- _WORK TO COMPLETE_:
Please retype the records below exactly, leaving out any pictures.

Source records:

***

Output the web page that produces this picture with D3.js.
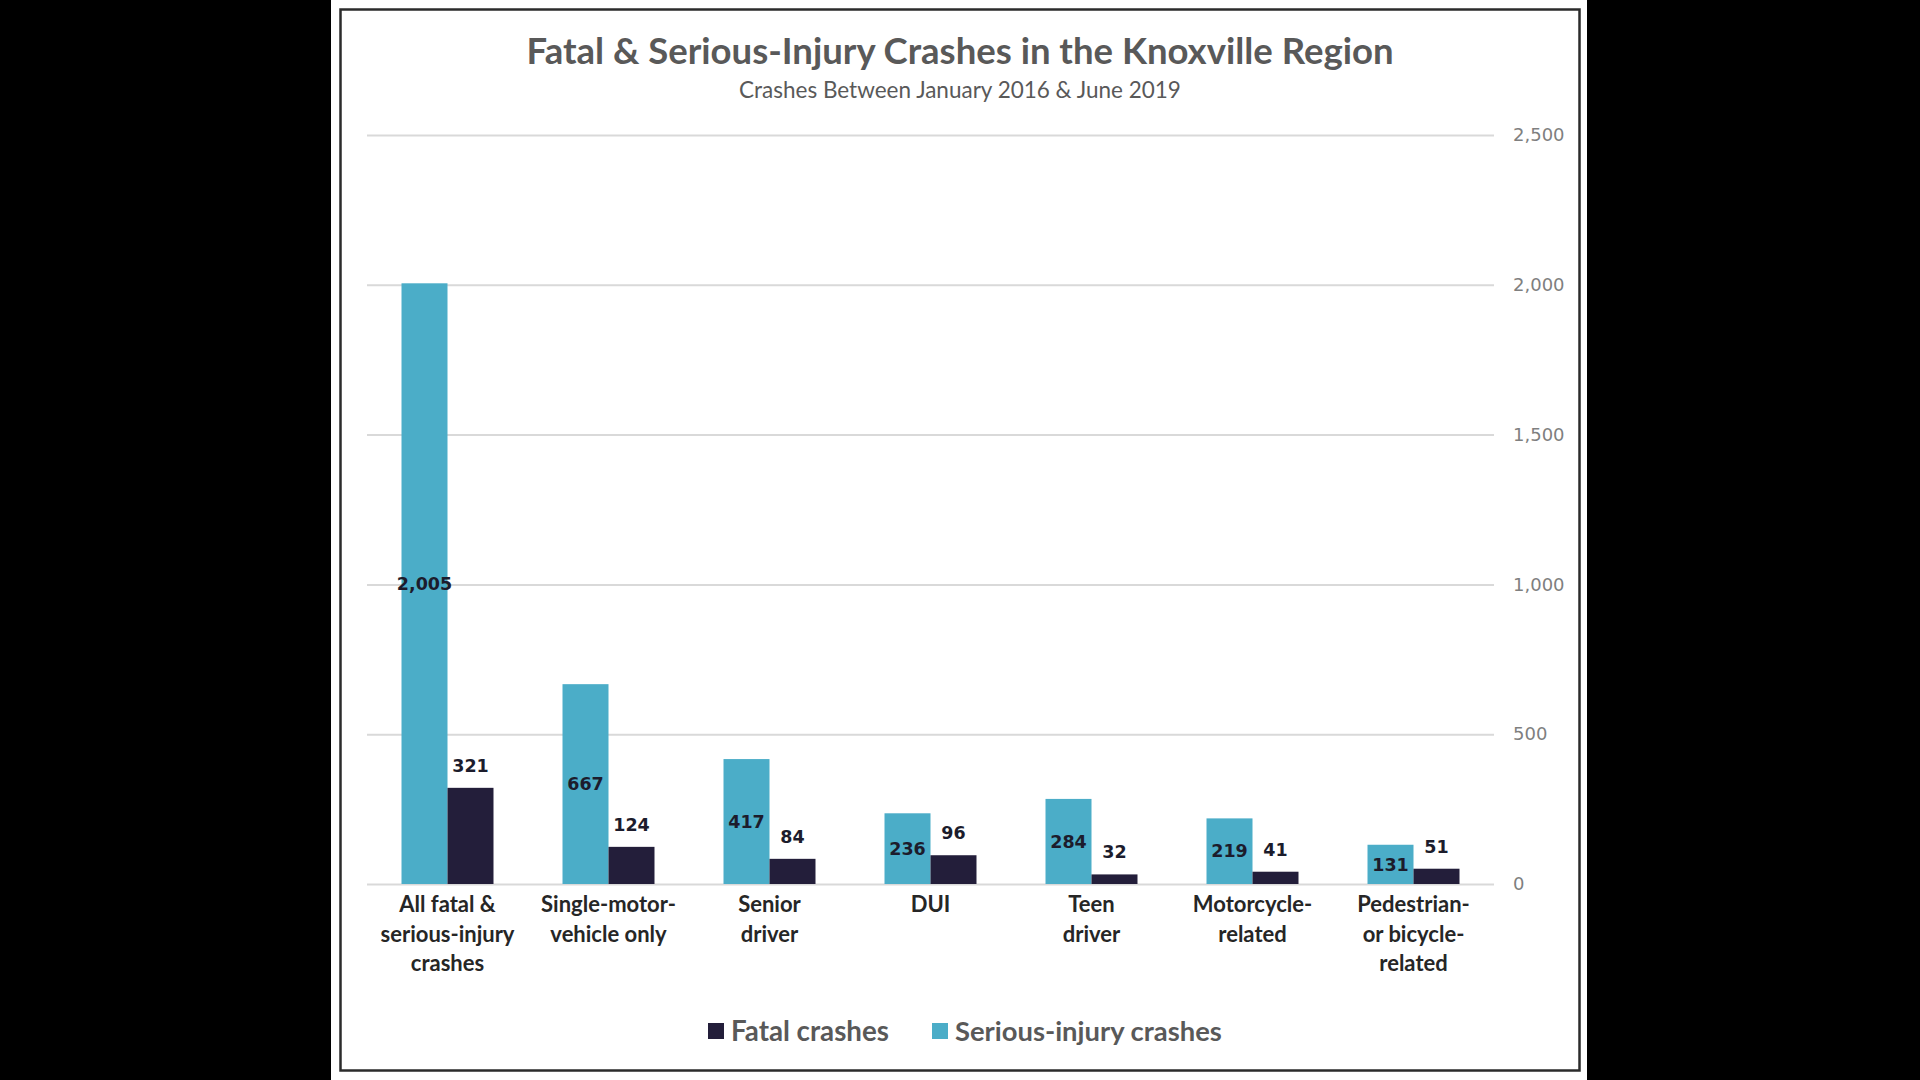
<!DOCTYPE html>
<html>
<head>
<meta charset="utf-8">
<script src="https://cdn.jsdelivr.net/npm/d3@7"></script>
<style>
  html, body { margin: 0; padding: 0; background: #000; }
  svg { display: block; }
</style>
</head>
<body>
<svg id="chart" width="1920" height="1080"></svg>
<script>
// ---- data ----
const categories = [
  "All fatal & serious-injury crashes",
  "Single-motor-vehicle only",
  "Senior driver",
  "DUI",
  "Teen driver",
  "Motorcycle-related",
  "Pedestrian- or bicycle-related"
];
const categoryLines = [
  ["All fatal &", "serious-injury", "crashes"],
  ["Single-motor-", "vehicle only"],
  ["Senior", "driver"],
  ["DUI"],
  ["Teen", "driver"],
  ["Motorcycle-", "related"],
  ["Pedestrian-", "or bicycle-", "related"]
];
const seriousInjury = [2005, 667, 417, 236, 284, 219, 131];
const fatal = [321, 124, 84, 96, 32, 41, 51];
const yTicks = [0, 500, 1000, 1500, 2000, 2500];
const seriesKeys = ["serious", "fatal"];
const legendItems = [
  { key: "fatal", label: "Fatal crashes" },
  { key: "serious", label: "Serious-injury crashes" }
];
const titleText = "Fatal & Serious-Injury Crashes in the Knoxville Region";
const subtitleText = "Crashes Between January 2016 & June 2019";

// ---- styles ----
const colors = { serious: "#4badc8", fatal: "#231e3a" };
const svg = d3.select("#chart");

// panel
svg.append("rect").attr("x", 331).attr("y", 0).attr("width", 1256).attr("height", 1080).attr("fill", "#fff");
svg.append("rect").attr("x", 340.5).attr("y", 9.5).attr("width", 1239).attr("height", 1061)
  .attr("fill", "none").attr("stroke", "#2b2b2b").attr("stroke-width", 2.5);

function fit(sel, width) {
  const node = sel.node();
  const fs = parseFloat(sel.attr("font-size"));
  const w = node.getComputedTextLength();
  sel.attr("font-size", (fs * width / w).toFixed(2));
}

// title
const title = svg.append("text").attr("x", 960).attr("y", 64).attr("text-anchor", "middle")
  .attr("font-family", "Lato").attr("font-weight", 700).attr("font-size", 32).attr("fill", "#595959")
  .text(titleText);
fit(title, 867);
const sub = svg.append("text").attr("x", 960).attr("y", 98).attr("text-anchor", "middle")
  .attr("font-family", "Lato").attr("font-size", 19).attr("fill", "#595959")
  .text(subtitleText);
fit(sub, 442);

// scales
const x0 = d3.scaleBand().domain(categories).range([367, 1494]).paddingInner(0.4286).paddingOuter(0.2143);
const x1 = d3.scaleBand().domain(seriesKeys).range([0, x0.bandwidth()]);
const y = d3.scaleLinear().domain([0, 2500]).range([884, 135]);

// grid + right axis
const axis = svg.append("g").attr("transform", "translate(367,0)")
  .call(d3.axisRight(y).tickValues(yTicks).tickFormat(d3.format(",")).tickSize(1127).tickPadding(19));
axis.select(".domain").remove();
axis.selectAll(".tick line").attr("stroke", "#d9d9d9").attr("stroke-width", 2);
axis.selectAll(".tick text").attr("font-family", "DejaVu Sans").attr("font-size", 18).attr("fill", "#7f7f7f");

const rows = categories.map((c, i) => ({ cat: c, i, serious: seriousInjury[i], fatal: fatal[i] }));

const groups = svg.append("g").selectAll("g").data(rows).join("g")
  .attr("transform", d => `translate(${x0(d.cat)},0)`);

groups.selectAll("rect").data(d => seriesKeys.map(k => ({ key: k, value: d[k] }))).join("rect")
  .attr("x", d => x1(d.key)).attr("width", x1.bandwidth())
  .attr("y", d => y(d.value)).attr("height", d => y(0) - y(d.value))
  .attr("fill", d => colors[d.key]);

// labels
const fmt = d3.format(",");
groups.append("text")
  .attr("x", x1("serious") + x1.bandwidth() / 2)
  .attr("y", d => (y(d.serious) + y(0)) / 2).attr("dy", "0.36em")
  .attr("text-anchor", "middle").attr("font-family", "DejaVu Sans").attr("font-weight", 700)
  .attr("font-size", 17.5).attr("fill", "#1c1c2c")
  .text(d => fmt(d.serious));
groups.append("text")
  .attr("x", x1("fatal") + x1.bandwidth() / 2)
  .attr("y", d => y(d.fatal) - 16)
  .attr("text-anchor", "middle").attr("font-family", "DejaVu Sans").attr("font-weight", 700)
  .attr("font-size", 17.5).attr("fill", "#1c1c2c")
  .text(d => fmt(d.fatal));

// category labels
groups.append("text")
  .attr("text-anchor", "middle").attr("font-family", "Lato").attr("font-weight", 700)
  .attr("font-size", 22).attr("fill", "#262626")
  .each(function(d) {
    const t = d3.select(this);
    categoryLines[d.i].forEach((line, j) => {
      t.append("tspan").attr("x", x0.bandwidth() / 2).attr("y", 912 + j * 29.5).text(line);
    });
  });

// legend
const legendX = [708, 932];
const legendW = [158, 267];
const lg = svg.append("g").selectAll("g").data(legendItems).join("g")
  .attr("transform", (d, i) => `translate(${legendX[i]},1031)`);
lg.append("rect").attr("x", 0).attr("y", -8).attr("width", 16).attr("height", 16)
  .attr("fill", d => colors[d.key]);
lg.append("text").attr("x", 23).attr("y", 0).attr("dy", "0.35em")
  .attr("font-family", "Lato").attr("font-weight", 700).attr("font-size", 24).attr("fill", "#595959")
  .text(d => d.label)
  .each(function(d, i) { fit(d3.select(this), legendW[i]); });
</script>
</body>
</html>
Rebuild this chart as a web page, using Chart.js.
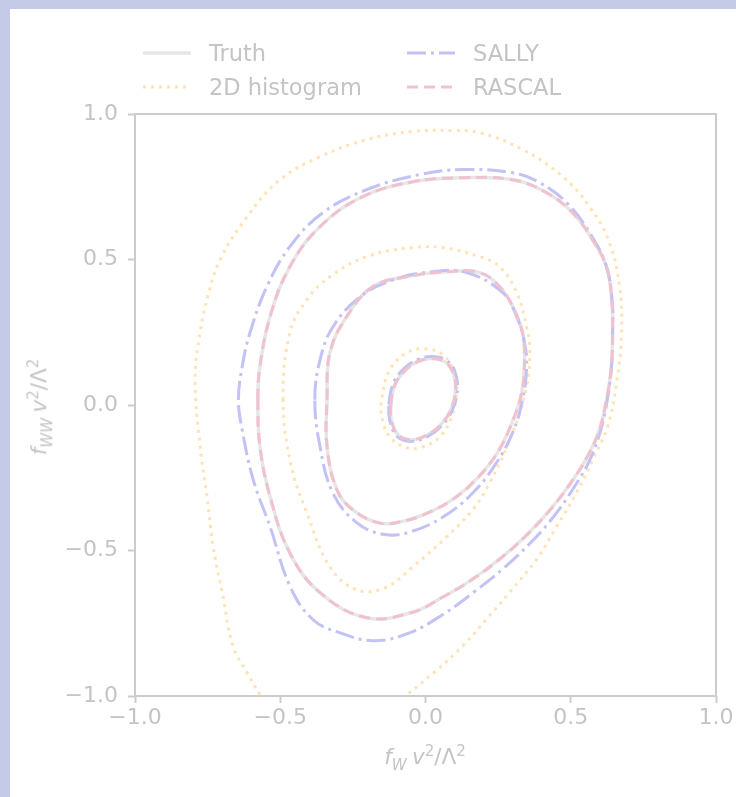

***

- _COMPLETED TASK_:
Output the web page that produces this picture with D3.js.
<!DOCTYPE html>
<html>
<head>
<meta charset="utf-8">
<script src="https://cdn.jsdelivr.net/npm/d3@7"></script>
<style>
  html, body { margin: 0; padding: 0; background: #000; }
  svg { display: block; }
</style>
</head>
<body>
<svg id="chart" width="1920" height="1080"></svg>
<script>
// ---- data ----
const categories = [
  "All fatal & serious-injury crashes",
  "Single-motor-vehicle only",
  "Senior driver",
  "DUI",
  "Teen driver",
  "Motorcycle-related",
  "Pedestrian- or bicycle-related"
];
const categoryLines = [
  ["All fatal &", "serious-injury", "crashes"],
  ["Single-motor-", "vehicle only"],
  ["Senior", "driver"],
  ["DUI"],
  ["Teen", "driver"],
  ["Motorcycle-", "related"],
  ["Pedestrian-", "or bicycle-", "related"]
];
const seriousInjury = [2005, 667, 417, 236, 284, 219, 131];
const fatal = [321, 124, 84, 96, 32, 41, 51];
const yTicks = [0, 500, 1000, 1500, 2000, 2500];
const seriesKeys = ["serious", "fatal"];
const legendItems = [
  { key: "fatal", label: "Fatal crashes" },
  { key: "serious", label: "Serious-injury crashes" }
];
const titleText = "Fatal & Serious-Injury Crashes in the Knoxville Region";
const subtitleText = "Crashes Between January 2016 & June 2019";

// ---- styles ----
const colors = { serious: "#4badc8", fatal: "#231e3a" };
const svg = d3.select("#chart");

// panel
svg.append("rect").attr("x", 331).attr("y", 0).attr("width", 1256).attr("height", 1080).attr("fill", "#fff");
svg.append("rect").attr("x", 340.5).attr("y", 9.5).attr("width", 1239).attr("height", 1061)
  .attr("fill", "none").attr("stroke", "#2b2b2b").attr("stroke-width", 2.5);

function fit(sel, width) {
  const node = sel.node();
  const fs = parseFloat(sel.attr("font-size"));
  const w = node.getComputedTextLength();
  sel.attr("font-size", (fs * width / w).toFixed(2));
}

// title
const title = svg.append("text").attr("x", 960).attr("y", 64).attr("text-anchor", "middle")
  .attr("font-family", "Lato").attr("font-weight", 700).attr("font-size", 32).attr("fill", "#595959")
  .text(titleText);
fit(title, 867);
const sub = svg.append("text").attr("x", 960).attr("y", 98).attr("text-anchor", "middle")
  .attr("font-family", "Lato").attr("font-size", 19).attr("fill", "#595959")
  .text(subtitleText);
fit(sub, 442);

// scales
const x0 = d3.scaleBand().domain(categories).range([367, 1494]).paddingInner(0.4286).paddingOuter(0.2143);
const x1 = d3.scaleBand().domain(seriesKeys).range([0, x0.bandwidth()]);
const y = d3.scaleLinear().domain([0, 2500]).range([884, 135]);

// grid + right axis
const axis = svg.append("g").attr("transform", "translate(367,0)")
  .call(d3.axisRight(y).tickValues(yTicks).tickFormat(d3.format(",")).tickSize(1127).tickPadding(19));
axis.select(".domain").remove();
axis.selectAll(".tick line").attr("stroke", "#d9d9d9").attr("stroke-width", 2);
axis.selectAll(".tick text").attr("font-family", "DejaVu Sans").attr("font-size", 18).attr("fill", "#7f7f7f");

const rows = categories.map((c, i) => ({ cat: c, i, serious: seriousInjury[i], fatal: fatal[i] }));

const groups = svg.append("g").selectAll("g").data(rows).join("g")
  .attr("transform", d => `translate(${x0(d.cat)},0)`);

groups.selectAll("rect").data(d => seriesKeys.map(k => ({ key: k, value: d[k] }))).join("rect")
  .attr("x", d => x1(d.key)).attr("width", x1.bandwidth())
  .attr("y", d => y(d.value)).attr("height", d => y(0) - y(d.value))
  .attr("fill", d => colors[d.key]);

// labels
const fmt = d3.format(",");
groups.append("text")
  .attr("x", x1("serious") + x1.bandwidth() / 2)
  .attr("y", d => (y(d.serious) + y(0)) / 2).attr("dy", "0.36em")
  .attr("text-anchor", "middle").attr("font-family", "DejaVu Sans").attr("font-weight", 700)
  .attr("font-size", 17.5).attr("fill", "#1c1c2c")
  .text(d => fmt(d.serious));
groups.append("text")
  .attr("x", x1("fatal") + x1.bandwidth() / 2)
  .attr("y", d => y(d.fatal) - 16)
  .attr("text-anchor", "middle").attr("font-family", "DejaVu Sans").attr("font-weight", 700)
  .attr("font-size", 17.5).attr("fill", "#1c1c2c")
  .text(d => fmt(d.fatal));

// category labels
groups.append("text")
  .attr("text-anchor", "middle").attr("font-family", "Lato").attr("font-weight", 700)
  .attr("font-size", 22).attr("fill", "#262626")
  .each(function(d) {
    const t = d3.select(this);
    categoryLines[d.i].forEach((line, j) => {
      t.append("tspan").attr("x", x0.bandwidth() / 2).attr("y", 912 + j * 29.5).text(line);
    });
  });

// legend
const legendX = [708, 932];
const legendW = [158, 267];
const lg = svg.append("g").selectAll("g").data(legendItems).join("g")
  .attr("transform", (d, i) => `translate(${legendX[i]},1031)`);
lg.append("rect").attr("x", 0).attr("y", -8).attr("width", 16).attr("height", 16)
  .attr("fill", d => colors[d.key]);
lg.append("text").attr("x", 23).attr("y", 0).attr("dy", "0.35em")
  .attr("font-family", "Lato").attr("font-weight", 700).attr("font-size", 24).attr("fill", "#595959")
  .text(d => d.label)
  .each(function(d, i) { fit(d3.select(this), legendW[i]); });
</script>
</body>
</html>
Rebuild this chart as a web page, using Chart.js.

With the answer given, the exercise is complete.